▸ Your instructions: Every line from the start of the records through the line with "wavelength = np.arange(400, 802, 2)" is to be written out exactly; pictures are not.

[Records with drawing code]
-- Start --
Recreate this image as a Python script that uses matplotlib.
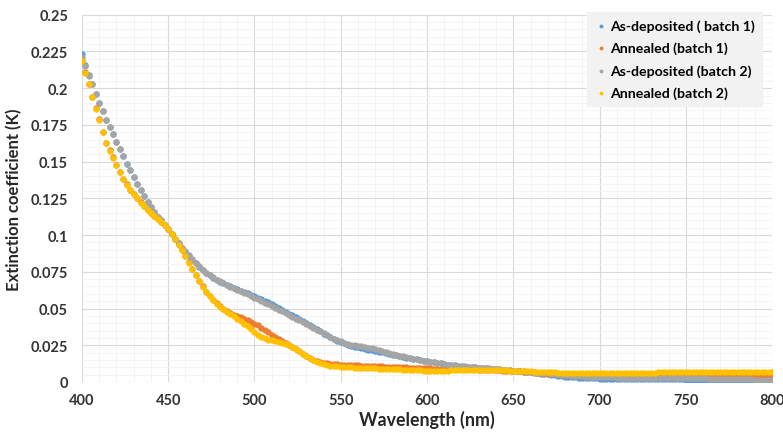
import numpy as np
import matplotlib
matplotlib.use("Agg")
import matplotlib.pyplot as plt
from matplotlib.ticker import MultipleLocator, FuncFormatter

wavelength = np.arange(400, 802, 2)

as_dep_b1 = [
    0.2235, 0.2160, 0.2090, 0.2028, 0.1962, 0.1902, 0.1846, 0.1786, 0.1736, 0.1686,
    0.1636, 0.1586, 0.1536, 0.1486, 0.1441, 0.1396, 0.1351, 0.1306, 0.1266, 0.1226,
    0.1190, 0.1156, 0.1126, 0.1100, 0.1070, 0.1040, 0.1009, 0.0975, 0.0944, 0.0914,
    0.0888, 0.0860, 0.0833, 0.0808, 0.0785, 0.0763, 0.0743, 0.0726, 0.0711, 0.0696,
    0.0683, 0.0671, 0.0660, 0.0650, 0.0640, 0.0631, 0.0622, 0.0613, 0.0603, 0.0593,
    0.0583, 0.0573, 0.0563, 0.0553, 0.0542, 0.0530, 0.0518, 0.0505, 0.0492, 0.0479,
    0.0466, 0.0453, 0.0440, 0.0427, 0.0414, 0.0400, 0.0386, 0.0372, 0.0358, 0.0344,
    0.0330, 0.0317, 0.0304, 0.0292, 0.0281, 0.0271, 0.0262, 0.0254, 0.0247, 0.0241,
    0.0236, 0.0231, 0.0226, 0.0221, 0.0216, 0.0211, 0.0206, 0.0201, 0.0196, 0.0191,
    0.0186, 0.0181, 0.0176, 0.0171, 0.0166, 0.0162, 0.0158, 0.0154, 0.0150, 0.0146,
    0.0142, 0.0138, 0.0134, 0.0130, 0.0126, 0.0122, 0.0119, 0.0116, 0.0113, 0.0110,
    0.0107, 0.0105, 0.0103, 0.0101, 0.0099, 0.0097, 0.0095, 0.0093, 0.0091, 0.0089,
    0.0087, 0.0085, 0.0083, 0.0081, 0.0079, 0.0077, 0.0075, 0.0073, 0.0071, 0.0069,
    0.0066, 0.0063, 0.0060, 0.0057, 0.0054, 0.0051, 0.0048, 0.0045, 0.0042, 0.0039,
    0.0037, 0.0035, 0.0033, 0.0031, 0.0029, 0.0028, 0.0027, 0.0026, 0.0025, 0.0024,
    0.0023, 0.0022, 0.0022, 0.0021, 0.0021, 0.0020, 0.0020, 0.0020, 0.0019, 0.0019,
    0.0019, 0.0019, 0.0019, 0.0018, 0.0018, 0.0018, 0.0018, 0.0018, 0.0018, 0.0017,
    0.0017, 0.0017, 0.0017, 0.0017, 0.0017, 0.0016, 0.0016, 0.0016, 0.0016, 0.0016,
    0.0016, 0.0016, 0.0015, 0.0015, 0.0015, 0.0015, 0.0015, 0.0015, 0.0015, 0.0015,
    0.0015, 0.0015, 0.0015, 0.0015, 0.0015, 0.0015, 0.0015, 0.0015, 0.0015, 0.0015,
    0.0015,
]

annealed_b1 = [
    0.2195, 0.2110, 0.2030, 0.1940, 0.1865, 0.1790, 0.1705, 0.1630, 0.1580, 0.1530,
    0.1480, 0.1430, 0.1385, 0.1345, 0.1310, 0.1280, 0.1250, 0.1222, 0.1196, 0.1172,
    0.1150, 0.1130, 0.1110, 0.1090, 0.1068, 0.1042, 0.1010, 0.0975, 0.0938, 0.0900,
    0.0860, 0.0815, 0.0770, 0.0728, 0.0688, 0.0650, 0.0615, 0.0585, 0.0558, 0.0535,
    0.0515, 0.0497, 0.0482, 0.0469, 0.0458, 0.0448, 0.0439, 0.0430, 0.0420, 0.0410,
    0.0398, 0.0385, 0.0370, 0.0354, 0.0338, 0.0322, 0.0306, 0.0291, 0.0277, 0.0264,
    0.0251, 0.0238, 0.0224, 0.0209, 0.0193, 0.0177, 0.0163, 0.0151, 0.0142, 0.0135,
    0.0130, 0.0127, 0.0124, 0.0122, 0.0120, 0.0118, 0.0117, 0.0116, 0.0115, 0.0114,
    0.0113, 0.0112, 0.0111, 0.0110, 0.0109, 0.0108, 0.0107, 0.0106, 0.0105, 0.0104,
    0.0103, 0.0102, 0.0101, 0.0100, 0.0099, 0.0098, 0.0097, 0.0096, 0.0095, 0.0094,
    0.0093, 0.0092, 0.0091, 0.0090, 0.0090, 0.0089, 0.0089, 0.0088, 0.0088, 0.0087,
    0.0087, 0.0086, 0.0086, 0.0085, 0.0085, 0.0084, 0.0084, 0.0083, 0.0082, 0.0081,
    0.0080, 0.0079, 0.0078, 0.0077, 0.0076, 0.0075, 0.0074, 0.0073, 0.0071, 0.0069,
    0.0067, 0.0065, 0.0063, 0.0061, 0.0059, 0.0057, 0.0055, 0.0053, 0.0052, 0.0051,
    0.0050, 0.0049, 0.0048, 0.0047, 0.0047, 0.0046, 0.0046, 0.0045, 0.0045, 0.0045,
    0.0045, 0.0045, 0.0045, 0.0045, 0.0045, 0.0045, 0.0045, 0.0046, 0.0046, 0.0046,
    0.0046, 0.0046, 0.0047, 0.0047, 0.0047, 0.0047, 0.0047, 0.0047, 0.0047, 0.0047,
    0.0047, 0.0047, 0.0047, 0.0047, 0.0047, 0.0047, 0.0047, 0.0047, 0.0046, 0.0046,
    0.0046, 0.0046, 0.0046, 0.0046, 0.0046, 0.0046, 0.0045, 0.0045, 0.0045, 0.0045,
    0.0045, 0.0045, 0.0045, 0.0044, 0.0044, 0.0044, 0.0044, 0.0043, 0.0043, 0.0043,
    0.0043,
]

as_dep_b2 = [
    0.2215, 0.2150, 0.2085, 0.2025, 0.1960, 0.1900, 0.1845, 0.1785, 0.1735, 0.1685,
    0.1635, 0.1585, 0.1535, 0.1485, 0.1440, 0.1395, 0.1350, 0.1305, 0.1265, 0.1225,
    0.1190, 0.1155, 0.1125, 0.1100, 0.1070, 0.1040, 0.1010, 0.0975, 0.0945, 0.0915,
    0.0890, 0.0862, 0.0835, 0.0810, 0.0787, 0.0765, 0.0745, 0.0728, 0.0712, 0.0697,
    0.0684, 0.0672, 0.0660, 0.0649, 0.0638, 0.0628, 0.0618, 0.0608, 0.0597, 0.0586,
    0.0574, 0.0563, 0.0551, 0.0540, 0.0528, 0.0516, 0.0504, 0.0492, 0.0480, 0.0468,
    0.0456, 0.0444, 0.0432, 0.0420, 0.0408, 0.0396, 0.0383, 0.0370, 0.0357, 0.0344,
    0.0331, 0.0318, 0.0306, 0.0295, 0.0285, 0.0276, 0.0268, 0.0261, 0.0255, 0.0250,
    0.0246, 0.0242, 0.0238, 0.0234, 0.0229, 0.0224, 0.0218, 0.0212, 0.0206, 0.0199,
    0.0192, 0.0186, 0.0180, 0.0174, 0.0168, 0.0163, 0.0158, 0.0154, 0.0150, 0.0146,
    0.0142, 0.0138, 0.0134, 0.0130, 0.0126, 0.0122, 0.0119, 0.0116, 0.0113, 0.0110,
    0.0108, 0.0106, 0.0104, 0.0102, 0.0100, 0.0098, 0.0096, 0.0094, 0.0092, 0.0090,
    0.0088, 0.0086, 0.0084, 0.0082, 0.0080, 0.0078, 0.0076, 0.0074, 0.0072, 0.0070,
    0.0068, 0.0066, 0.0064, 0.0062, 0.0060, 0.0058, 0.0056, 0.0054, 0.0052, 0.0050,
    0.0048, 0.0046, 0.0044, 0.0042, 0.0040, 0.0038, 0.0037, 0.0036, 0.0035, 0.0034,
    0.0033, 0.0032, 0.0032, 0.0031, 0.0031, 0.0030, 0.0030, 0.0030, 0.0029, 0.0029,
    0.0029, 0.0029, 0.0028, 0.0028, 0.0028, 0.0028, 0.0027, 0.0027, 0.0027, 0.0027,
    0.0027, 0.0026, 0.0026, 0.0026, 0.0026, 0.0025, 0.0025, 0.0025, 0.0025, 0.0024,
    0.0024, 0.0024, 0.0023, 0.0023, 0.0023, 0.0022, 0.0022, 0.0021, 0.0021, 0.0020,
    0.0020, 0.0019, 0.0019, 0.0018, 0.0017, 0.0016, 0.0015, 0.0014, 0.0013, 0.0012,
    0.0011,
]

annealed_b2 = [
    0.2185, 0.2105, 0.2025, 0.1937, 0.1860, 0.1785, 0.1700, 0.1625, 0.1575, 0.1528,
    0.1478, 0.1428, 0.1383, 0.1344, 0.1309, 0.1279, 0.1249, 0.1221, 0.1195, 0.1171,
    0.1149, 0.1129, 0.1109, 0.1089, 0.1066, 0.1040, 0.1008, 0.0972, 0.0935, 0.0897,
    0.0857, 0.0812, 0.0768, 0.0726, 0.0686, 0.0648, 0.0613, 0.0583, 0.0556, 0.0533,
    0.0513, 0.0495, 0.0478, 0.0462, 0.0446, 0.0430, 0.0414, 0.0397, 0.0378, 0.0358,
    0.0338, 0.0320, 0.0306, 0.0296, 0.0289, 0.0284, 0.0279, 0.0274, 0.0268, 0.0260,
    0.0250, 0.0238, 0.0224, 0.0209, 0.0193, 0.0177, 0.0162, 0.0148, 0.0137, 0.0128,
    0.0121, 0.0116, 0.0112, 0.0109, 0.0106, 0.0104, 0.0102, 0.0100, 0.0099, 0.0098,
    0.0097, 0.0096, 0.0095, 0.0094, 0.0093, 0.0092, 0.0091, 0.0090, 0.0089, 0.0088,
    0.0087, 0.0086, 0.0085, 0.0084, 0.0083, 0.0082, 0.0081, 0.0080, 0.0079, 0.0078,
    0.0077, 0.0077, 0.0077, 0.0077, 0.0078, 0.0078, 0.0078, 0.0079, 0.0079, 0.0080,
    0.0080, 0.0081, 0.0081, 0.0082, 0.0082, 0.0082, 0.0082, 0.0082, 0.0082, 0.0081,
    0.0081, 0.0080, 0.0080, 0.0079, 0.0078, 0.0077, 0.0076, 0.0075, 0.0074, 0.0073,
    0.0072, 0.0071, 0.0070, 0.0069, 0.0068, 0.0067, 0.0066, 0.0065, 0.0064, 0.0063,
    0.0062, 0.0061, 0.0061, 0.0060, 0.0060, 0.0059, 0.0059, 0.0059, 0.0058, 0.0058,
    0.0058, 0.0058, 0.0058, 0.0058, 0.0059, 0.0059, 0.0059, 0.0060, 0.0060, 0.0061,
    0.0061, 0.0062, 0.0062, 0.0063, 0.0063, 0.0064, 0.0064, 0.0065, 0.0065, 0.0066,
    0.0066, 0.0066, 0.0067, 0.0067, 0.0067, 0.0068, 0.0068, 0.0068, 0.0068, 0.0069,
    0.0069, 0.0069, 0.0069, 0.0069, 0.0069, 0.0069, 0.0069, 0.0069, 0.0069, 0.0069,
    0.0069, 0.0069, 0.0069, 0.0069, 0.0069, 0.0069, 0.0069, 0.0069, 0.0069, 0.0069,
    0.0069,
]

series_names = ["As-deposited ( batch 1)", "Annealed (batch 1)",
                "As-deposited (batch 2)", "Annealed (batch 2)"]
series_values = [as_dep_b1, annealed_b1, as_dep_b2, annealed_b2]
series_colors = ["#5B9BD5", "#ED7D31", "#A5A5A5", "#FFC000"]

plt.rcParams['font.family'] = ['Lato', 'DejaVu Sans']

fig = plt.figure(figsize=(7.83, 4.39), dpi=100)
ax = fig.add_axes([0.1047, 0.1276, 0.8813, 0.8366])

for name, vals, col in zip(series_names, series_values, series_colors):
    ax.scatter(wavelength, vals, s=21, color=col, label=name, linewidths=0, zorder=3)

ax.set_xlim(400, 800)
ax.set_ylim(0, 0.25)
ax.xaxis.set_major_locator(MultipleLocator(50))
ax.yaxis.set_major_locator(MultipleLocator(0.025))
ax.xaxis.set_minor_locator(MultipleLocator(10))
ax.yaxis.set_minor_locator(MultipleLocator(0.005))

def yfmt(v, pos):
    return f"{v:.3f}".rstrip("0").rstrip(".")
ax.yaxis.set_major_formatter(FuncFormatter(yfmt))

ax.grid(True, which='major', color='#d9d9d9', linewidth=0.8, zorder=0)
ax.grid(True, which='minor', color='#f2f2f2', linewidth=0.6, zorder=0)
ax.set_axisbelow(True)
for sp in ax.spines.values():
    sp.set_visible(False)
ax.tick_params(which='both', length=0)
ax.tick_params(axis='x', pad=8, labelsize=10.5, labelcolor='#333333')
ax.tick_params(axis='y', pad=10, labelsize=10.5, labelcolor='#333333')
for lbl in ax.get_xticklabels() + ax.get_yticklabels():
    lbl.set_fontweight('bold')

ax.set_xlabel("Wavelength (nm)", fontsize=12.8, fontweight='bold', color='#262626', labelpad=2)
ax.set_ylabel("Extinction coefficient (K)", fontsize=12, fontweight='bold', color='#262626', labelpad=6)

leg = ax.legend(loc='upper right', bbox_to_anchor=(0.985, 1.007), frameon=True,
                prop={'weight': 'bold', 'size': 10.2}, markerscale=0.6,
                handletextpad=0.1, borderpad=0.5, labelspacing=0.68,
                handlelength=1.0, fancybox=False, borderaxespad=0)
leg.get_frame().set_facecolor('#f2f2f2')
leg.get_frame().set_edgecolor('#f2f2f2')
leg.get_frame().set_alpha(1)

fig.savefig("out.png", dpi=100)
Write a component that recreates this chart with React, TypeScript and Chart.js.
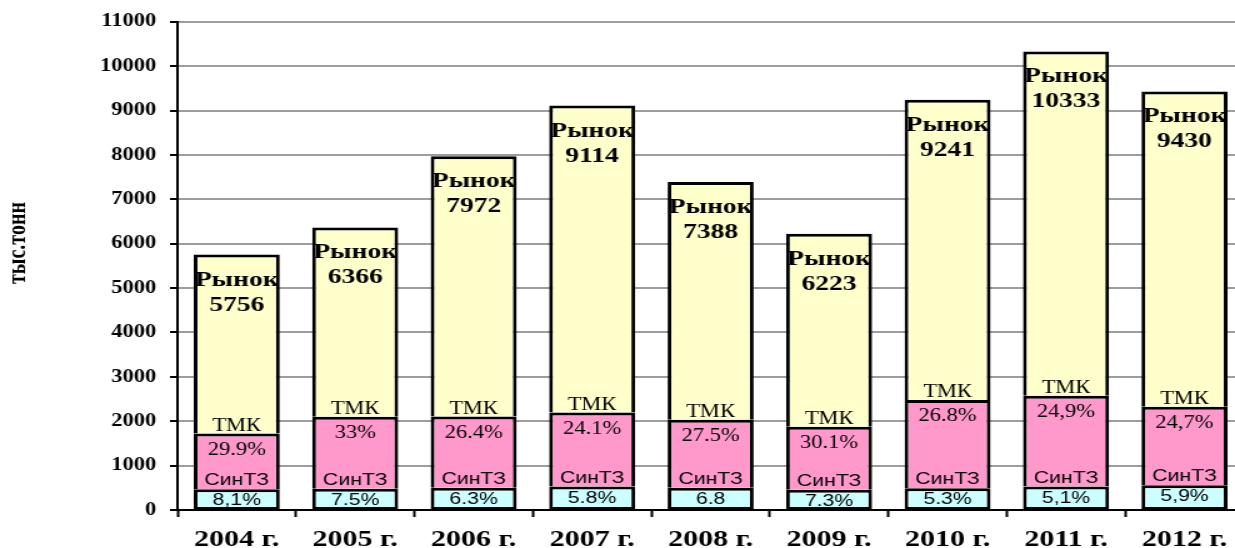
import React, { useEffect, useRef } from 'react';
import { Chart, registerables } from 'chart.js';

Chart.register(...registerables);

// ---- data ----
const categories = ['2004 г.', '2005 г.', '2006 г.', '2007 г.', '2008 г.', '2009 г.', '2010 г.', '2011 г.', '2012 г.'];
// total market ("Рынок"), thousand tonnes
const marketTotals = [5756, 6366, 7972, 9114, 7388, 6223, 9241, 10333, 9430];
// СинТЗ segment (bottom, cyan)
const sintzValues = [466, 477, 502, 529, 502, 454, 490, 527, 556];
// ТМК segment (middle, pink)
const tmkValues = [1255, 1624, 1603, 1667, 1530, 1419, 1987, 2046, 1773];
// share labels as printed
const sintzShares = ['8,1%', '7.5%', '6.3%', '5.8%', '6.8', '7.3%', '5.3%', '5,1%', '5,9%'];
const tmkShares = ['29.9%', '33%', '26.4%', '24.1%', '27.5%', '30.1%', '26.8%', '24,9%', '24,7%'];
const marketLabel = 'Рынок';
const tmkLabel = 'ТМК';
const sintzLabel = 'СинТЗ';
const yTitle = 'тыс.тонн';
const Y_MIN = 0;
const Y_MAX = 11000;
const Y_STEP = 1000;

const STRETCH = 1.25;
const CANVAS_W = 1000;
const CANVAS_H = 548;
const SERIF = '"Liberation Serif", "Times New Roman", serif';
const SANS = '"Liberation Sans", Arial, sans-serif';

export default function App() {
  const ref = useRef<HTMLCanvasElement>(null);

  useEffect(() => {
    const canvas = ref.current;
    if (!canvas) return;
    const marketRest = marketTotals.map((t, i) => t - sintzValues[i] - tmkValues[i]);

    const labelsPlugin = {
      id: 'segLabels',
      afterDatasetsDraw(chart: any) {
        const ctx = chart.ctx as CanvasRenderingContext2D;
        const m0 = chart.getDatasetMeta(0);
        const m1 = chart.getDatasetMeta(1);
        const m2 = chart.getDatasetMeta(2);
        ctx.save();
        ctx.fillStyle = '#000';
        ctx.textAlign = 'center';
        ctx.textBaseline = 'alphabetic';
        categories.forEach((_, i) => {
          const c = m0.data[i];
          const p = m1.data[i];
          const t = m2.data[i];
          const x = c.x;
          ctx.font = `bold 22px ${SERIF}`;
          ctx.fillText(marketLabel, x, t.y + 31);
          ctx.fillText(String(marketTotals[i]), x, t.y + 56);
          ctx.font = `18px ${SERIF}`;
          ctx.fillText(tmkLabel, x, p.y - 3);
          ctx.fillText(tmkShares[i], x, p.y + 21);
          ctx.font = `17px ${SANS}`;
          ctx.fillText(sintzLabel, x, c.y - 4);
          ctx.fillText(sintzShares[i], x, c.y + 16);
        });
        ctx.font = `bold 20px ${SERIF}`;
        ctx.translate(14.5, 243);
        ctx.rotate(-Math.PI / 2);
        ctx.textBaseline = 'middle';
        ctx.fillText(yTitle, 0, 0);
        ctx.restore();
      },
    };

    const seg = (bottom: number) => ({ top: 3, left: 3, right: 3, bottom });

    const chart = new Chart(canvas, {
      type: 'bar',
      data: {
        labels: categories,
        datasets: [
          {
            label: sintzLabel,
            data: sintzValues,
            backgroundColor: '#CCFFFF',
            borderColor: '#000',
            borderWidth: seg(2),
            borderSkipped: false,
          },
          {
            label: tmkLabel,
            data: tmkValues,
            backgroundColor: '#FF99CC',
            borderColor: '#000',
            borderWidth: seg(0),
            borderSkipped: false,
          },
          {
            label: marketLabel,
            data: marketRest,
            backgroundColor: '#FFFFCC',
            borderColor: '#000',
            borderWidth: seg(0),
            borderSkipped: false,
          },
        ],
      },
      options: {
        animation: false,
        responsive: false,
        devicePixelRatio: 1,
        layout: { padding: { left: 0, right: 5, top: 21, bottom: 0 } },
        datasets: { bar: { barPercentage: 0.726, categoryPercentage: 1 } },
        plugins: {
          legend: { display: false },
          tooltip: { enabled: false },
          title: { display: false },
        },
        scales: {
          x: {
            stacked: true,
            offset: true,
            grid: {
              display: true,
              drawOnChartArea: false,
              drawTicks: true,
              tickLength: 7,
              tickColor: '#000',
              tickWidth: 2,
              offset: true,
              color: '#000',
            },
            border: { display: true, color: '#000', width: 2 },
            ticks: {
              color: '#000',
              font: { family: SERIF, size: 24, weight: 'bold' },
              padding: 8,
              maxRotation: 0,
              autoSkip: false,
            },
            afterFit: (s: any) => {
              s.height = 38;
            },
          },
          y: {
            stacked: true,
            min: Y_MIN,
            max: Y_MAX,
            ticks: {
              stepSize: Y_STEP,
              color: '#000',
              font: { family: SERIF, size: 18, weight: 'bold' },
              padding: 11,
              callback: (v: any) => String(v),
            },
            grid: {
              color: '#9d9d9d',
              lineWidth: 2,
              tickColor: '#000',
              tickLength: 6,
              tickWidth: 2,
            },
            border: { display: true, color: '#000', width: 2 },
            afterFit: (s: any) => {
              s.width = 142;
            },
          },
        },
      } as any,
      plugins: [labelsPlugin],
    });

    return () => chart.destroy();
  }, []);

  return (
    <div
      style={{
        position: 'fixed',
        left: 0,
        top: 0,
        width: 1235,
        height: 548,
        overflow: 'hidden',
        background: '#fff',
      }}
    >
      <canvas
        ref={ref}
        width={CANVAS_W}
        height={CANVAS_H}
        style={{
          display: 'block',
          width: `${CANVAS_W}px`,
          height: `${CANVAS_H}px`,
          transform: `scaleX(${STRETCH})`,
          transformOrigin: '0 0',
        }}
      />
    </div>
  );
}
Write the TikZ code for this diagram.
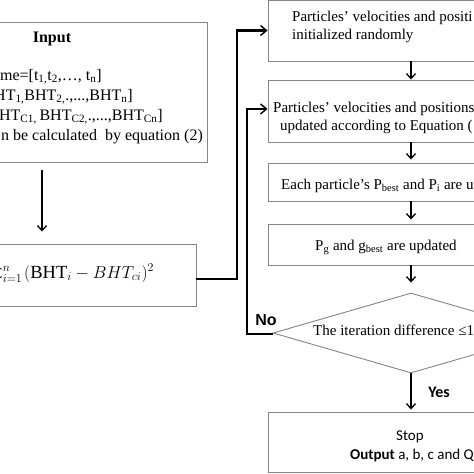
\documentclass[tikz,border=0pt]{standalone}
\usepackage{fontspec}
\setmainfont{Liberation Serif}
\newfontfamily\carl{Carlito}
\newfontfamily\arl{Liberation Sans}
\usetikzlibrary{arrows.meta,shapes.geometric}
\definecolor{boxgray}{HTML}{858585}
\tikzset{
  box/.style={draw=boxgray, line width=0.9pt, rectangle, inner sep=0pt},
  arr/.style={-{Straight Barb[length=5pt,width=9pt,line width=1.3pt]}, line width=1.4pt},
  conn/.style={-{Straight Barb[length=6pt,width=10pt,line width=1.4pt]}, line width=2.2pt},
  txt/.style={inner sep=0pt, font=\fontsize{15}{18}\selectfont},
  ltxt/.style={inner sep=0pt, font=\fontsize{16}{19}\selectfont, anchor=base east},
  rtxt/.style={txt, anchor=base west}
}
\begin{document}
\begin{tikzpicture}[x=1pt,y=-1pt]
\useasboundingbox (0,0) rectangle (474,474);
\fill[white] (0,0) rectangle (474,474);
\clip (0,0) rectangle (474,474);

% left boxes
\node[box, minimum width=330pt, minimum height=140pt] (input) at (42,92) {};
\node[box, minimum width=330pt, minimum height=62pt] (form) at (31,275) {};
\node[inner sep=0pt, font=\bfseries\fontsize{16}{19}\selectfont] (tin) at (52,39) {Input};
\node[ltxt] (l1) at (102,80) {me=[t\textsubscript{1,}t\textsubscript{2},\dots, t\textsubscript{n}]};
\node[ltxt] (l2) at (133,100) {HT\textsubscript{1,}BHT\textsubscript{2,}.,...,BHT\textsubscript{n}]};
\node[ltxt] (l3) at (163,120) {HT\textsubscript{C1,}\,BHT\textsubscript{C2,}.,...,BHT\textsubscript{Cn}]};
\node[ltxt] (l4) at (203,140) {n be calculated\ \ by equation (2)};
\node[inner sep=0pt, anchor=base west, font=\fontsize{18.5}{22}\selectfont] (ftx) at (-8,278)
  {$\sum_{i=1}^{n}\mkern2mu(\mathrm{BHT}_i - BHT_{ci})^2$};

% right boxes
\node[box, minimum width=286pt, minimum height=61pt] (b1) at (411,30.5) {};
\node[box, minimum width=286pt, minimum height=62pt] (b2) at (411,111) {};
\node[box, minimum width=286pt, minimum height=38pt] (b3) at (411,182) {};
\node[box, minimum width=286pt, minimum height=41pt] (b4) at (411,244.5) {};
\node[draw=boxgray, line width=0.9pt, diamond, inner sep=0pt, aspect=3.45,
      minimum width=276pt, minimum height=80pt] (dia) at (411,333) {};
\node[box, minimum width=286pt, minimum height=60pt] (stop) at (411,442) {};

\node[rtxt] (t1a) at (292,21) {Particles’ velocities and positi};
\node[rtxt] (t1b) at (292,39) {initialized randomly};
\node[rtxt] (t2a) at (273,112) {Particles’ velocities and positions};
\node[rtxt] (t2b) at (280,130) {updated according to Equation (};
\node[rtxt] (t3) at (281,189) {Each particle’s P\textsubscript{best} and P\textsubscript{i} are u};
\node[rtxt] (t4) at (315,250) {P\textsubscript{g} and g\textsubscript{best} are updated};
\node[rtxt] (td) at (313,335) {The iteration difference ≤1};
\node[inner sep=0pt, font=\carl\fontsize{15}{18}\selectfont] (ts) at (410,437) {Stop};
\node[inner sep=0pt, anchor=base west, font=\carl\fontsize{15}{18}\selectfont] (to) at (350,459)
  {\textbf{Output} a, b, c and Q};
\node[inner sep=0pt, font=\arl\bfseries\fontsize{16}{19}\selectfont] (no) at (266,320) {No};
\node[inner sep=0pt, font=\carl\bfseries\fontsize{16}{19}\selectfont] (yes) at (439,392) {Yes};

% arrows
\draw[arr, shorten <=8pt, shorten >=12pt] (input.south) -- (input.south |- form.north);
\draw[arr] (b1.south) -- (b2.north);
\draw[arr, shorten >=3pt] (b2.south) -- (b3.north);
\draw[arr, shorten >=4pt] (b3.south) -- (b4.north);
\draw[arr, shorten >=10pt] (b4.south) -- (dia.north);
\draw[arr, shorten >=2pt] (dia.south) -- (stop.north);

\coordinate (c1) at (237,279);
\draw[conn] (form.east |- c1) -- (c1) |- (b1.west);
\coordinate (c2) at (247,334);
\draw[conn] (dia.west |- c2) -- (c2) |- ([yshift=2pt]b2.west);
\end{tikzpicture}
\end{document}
-- End --
▸ Worked answer:
Recreate this image as a Python script that uses matplotlib.
import numpy as np
import matplotlib
matplotlib.use("Agg")
import matplotlib.pyplot as plt
from matplotlib.ticker import MultipleLocator, FuncFormatter

wavelength = np.arange(400, 802, 2)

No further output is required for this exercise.